C.    Contoh kasus Hukum Perdata
Contoh 1.
Andi digugat oleh seorang gadis yaitu Lina untuk membayar ganti rugi atas pembelian gaun baru dan tas serta kerugian immaterial (merasa dirugikan karena telah menceritakan ke teman- temannya) karena Andi telah mengingkari janji mengajak untuk berlibur ke Tokyo, Jepang. Bagaimana penyelesaian kasus ini menurut anda selaku kuasa hukum Lina ?
Jawaban:
Lina tidak dapat mengajukan gugatan ke pengadilan karena tidak memenuhi syarat materiil gugatan yaitu gugatan yang diajukan Lina tidak beralasan dan tidak berdasarkan hukum. Perselisihan yang terjadi bukanlah melanggar hak yang pantas pada syarat materiil untuk mengajukan gugatan. Selain itu tidak terdapat ketentuan hukum perdata yang dilanggar, diabaikan dan tidak dipenuhi.
Contoh 2.
Rizky (Surabaya) menggugat Hana (Jogjakarta) di Pengadilan Negeri Semarang dengan dasar Hana belum membayar utangnya sebesar Rp.100.000.000,- dengan jaminan tanah HM. No.31 Semarang. Saudara adalah hakimnya bagaimana sikap saudara jika Paulina mengajukan eksepsi bahwa PN. Semarang tidak berwenang memeriksa perkara?
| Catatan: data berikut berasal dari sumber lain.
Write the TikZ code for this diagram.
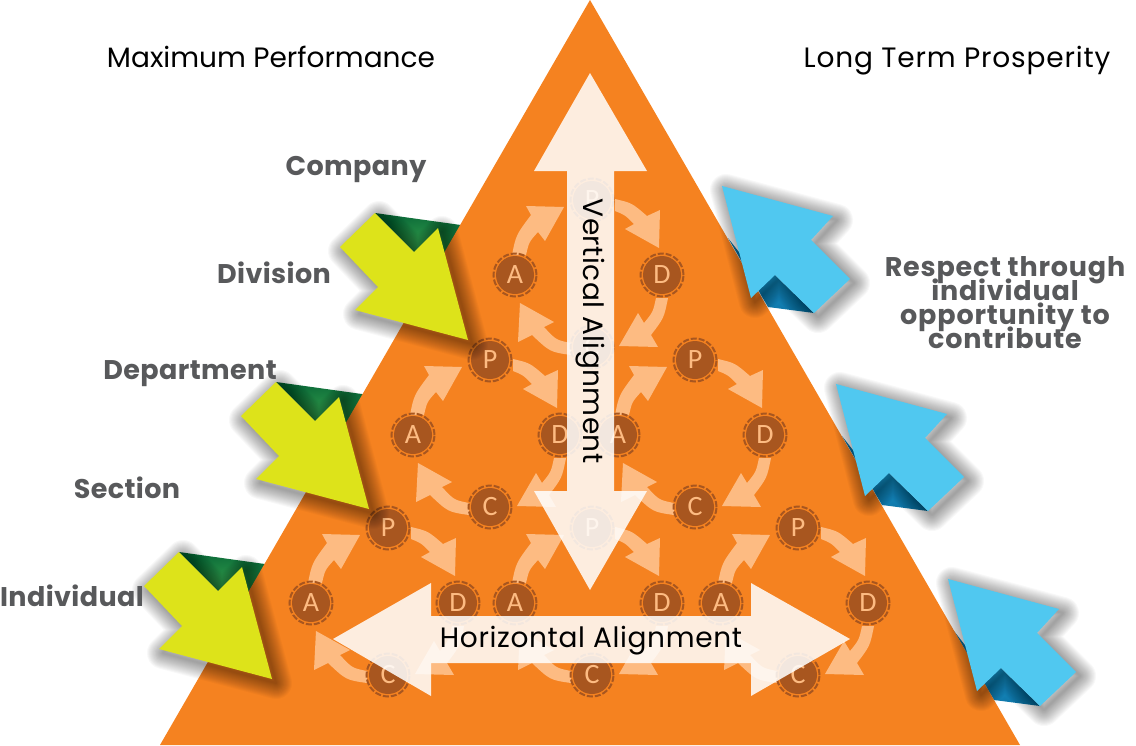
\documentclass[tikz,border=0pt]{standalone}
\usepackage{fontspec}
\setmainfont{Poppins}
\newfontfamily\pdcafont{Carlito}
\definecolor{triorange}{HTML}{F58220}
\definecolor{flowpeach}{HTML}{FDBB82}
\definecolor{pdcabrown}{HTML}{A8561F}
\definecolor{limeyellow}{HTML}{DDE31A}
\definecolor{skyblue}{HTML}{50C8F0}
\definecolor{labelgray}{HTML}{58595B}
\definecolor{foldgreen}{HTML}{319C4A}
\definecolor{folddarkgreen}{HTML}{0C6B39}
\definecolor{foldblue}{HTML}{1A96CE}
\definecolor{folddarkblue}{HTML}{0F76A8}
\tikzset{
	pdca/.style={circle,draw=pdcabrown,line width=2pt,dash pattern=on 6pt off 2pt,minimum size=43pt,inner sep=0pt,text=flowpeach,font=\pdcafont\fontsize{28}{28}\selectfont,
		path picture={\fill[pdcabrown] (path picture bounding box.center) circle (19pt);}},
	flow/.style={fill=flowpeach},
	bigarrow/.style={fill=white,opacity=.86},
	level/.style={anchor=base,text=labelgray,font=\bfseries\fontsize{27}{27}\selectfont\addfontfeature{LetterSpace=1.5}},
	respect/.style={level,font=\bfseries\fontsize{27}{27}\selectfont\addfontfeature{LetterSpace=3}},
	title/.style={anchor=base,text=black,font=\fontsize{28}{28}\selectfont},
	softshadow/.style={black,opacity=.027,line join=round},
}
\newcommand{\yellowarrow}[2]{
	\begin{scope}[shift={(#1,#2)}]
		\foreach \w in {2,4,...,32}
			\draw[softshadow,line width=\w pt,shift={(4,4)}] (0,0) -- (-30,-112) -- (-54,-88) -- (-93,-127) -- (-128,-93) -- (-90,-53) -- (-113,-30) -- cycle;
		\fill[limeyellow] (0,0) -- (-30,-112) -- (-54,-88) -- (-93,-127) -- (-128,-93) -- (-90,-53) -- (-113,-30) -- cycle;
	\end{scope}
}
\newcommand{\bluearrow}[2]{
	\begin{scope}[shift={(#1,#2)}]
		\foreach \w in {2,4,...,32}
			\draw[softshadow,line width=\w pt,shift={(4,4)}] (0,0) -- (111,30) -- (89,54) -- (128,93) -- (92,127) -- (53,89) -- (29,112) -- cycle;
		\fill[skyblue] (0,0) -- (111,30) -- (89,54) -- (128,93) -- (92,127) -- (53,89) -- (29,112) -- cycle;
	\end{scope}
}
\begin{document}
\begin{tikzpicture}[x=1pt,y=-1pt]
	\useasboundingbox (0,0) rectangle (1136,745);
	% folded parts behind the triangle
	\foreach \tx/\ty in {468/340,369/509,272/679}
		\shade[shift={(\tx,\ty)},inner color=foldgreen,outer color=folddarkgreen] (-93,-127) -- (0,-114) -- (-10,-60) -- (-54,-88) -- cycle;
	\foreach \tx/\ty in {722/186,836/384,948/579}
		\shade[shift={(\tx,\ty)},inner color=foldblue,outer color=folddarkblue] (6,52) -- (46,121) -- (92,127) -- (53,89) -- (20,70) -- cycle;
	\fill[triorange] (590,0) -- (1020,745) -- (160,745) -- cycle;
	% the six cycles
	\foreach \cx/\cy/\n in {592/200/a,490/360/b,695/360/c,388/528/d,592/528/e,798/528/f} {
		\begin{scope}[shift={(\cx,\cy)}]
			\fill[flow] (-80,55) .. controls (-76,35) .. (-61,15) -- (-66,6) -- (-28,7) -- (-47,41) -- (-54,32) .. controls (-63,42) .. (-66,55) -- cycle;
			\fill[flow] (23,-1) .. controls (40,3) .. (55,16) -- (68,10) -- (67,48) -- (33,29) -- (42,24) .. controls (33,15) .. (23,11) -- cycle;
			\fill[flow] (76,98) .. controls (72,118) .. (59,135) -- (66,147) -- (27,146) -- (46,113) -- (52,123) .. controls (61,112) .. (64,98) -- cycle;
			\fill[flow] (-21,143) .. controls (-36,140) .. (-48,127) -- (-38,122) -- (-72,103) -- (-74,142) -- (-60,135) .. controls (-42,152) .. (-21,155) -- cycle;
			\node [pdca] (P\n) at (0,0) {P};
			\node [pdca] (D\n) at (70,75) {D};
			\node [pdca] (C\n) at (0,147) {C};
			\node [pdca] (A\n) at (-77,75) {A};
		\end{scope}
	}
	\yellowarrow{468}{340}
	\yellowarrow{369}{509}
	\yellowarrow{272}{679}
	\bluearrow{722}{186}
	\bluearrow{836}{384}
	\bluearrow{948}{579}
	% alignment arrows
	\fill[bigarrow] (590,73) -- (647,171) -- (614,171) -- (614,491) -- (647,491) -- (590,590) -- (534,491) -- (567,491) -- (567,171) -- (534,171) -- cycle;
	\fill[bigarrow] (333,639) -- (431,583) -- (431,616) -- (751,616) -- (751,583) -- (850,639) -- (751,696) -- (751,663) -- (431,663) -- (431,696) -- cycle;
	\node [title,rotate=-90] (vertical) at (583,331) {\addfontfeature{LetterSpace=1.5}Vertical Alignment};
	\node [title] (horizontal) at (591,647) {\addfontfeature{LetterSpace=2.3}Horizontal Alignment};
	\node [title] (maxperf) at (271,67) {Maximum Performance};
	\node [title] (prosperity) at (957,67) {\addfontfeature{LetterSpace=3}Long Term Prosperity};
	\node [level] (company) at (356,175) {Company};
	\node [level] (division) at (274,283) {Division};
	\node [level] (department) at (190,379) {Department};
	\node [level] (section) at (127,498) {Section};
	\node [level] (individual) at (72,606) {Individual};
	\node [respect] (respect1) at (1005,276) {Respect through};
	\node [respect] (respect2) at (1005,300) {individual};
	\node [respect] (respect3) at (1005,324) {opportunity to};
	\node [respect] (respect4) at (1005,348) {contribute};
\end{tikzpicture}
\end{document}
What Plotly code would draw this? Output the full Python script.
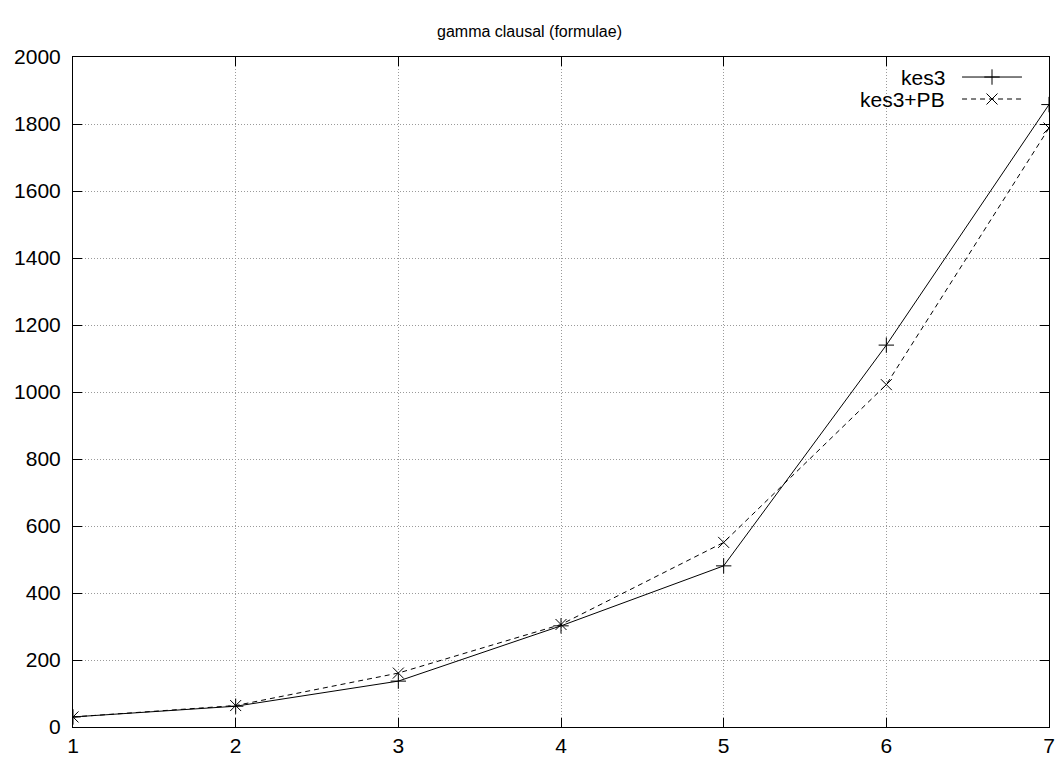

Apa alasannya? Dan sebut dasar hukumnya?
Jawaban :
Eksepsi adalah tangkisan yang tidak mengenai pokok perkara, namun jika berhasil dapat menyudahi pemeriksaan perkara. Eksepsi diterima bahwa Pengadilan Negeri Semarang tidak berwenang untuk memeriksa perkara. Pengadilan yang berwenang untuk memeriksa perkara adalah Pengadilan Negeri Demak sebagai domisili tergugat berdasarkan pasal 118 (1) HIR.